Poderia, por exemplo, ser um importante seringalista com vínculos comerciais em
Belém, que não apenas equipasse seus próprios seringueiros e vendesse sua
própria borracha, mas também oferecesse esse tipo de serviços a seus vizinhos
produtores de borracha. De modo geral, a grande propriedade fundiária e as
atividades comerciais eram compatíveis e complementares entre si; em muitos
casos, não fica claro qual delas terá surgido primeiro, mas a ordem importa
pouco.
Um
bom exemplo da relação íntima entre a posse da terra e atividades comerciais
nas zonas de seringueiras é a história da família Gonçalves de Lemos, de
Breves. O primeiro vestígio desse clã encontra-se nos registros de terra de
1855, em que pelo menos três inscrições levam o nome de João Gonçalves de
Lemos, provavelmente negociante ou funcionário público na cidade de Breves, entrou
com os pedidos de posse em nome de três posseiros analfabetos. Um ano mais
tarde, José Gonçalves de Lemos registrou uma posse de dimensão indeterminada no
rio Jacaré, também no município de Breves. Não se encontra muita informação
sobre as atividades da família pelos quinze anos seguintes, mas sabemos que,
entre 1872 e 1887, José Gonçalves de Lemos, através de sua firma José Gonçalves
de Lemos e Filhos, começou a comprar algumas das maiores fazendas de Breves.
Durante esses anos o negócio da família adquiriu cinco propriedades diferentes,
com um total de quatro barracões, e nos anos 90 José passara a ser reconhecido
por todos como um dos homens mais poderosos do principal município produtor de
borracha do Pará.
Ainda
que a propriedade original fosse excepcionalmente produtiva e bem localizada,
não poderia, por si só, ser a responsável pela acentuada ascensão econômica da
família; pode-se presumir que o clã Gonçalves Lemos tenha, desde o início,
associado à extração da borracha com atividades comerciais, o que lhe permitiu
ultrapassar seus vizinhos em poder econômico e político. José, o patriarca da
família, foi também intendente de Breves, posição que, sem dúvida, ajudou a
fazer progredir os interesses da família. O inventário do seu patrimônio, por
ocasião de sua morte, revela a forte relação entre a propriedade da terra e o
comércio. Entre as propriedades de Lemos e Filhos estava uma casa comercial em
Breves, barracões menores por toda a região das ilhas, e doze diferentes
seringais avaliados em 66 contos de reis. O inventário de Lemos ilustra também
a cadeia de relações de endividamento característica de rede de aviamento.

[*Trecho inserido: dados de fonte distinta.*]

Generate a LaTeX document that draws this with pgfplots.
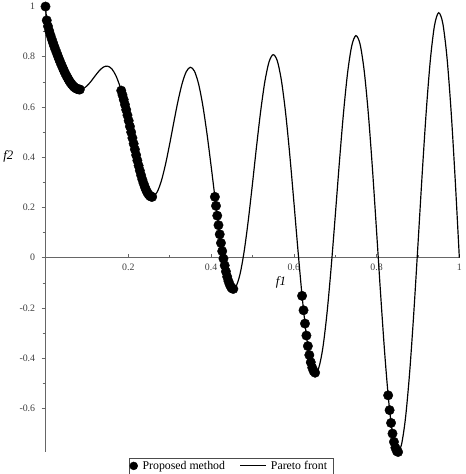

Enquanto seus fregueses em Breves e Anajás lhe deviam um total de 17 contos,
ele próprio devia a Thomé de Vilhena & Cia., de Belém, cerca de 40 contos.
E a julgar pelo fraseado desses registros, tais débitos constituíam rotinas e
provavelmente seriam não seriam saldados.
Nem
todos os antigos comerciantes de borracha começaram como posseiros e
funcionários públicos nos municípios do interior. Havia também inúmeros
comerciantes itinerantes, os regatões, que se abasteciam em Belém e depois
viajavam de barco por todas as regiões do interior, até mesmo as mais isoladas,
comprando borracha e vendendo farinha de mandioca, sal, roupas, cerâmicas,
armas, querosene e tudo mais quanto fosse necessário ao seringueiro e sua
família. Era esse mascate anfíbio (...) comprando por 5 o que valia 20 e
vendendo 20 o que valia 5 que recebia o maior desprezo por parte dos
funcionários do governo e de todos os críticos da economia da borracha.
Acusavam-no de tirar vantagens ilícitas do seringueiro isolado e do índio
inocente que, aborrecidos e solitários comprariam coisas demais e venderiam sua
borracha barata demais, afundando-se assim, cada vez mais em dívidas.
Paradoxalmente, esses mesmos atravessadores eram acusados também de prejudicar
o monopólio do grande seringalista ou do comerciante estabelecido, e de
permitir que o seringueiro vendesse ou comprasse mercadorias a preços mais em
conta.
Destaque Necessário
Volto a
destacar que, devido a total falta de memória no Pará, na Amazônia e no Brasil na
fase de expansão da economia da borracha extrativa, lapso que me obrigou a transmitir
trechos do belíssimo trabalho de Barbara Weinstein para melhor avaliação da
sociedade desse período, o qual mostra a origem dos muitos problemas que
determinaram a estagnação econômica da Amazônia, a origem da deformação da
questão fundiária e como surgiram alguns supermercados de hoje. Ainda vou
continuar a transcrever alguns trechos desse trabalho, para depois ingressar em
outros grandes saques amazônicos.
Não esquecer
que a razão dessa série de artigos é para mostrar à sociedade amazônica e brasileira
as verdadeiras causas do processo de estagnação da economia e da crescente
pobreza amazônica. É inadmissível que uma região rica como é a Amazônia esteja
ainda atrasada séculos em ralação as sociedades modernas. É difícil explicar a
inoperância do amazônida que admite ser transformado em cobaia de experiências
insanas e de saques permanentes de sua riqueza que criaram em outras regiões do
mundo desenvolvimento, qualidade de vida e eliminação da pobreza. O amazônida
passa por dificuldades de toda ordem vivendo em cima de riquezas
incomensuráveis rogando aos céus milagres, quando o milagre está em suas mãos,
na sua capacidade de realizar desenvolvimento e não em milagres caídos do céu.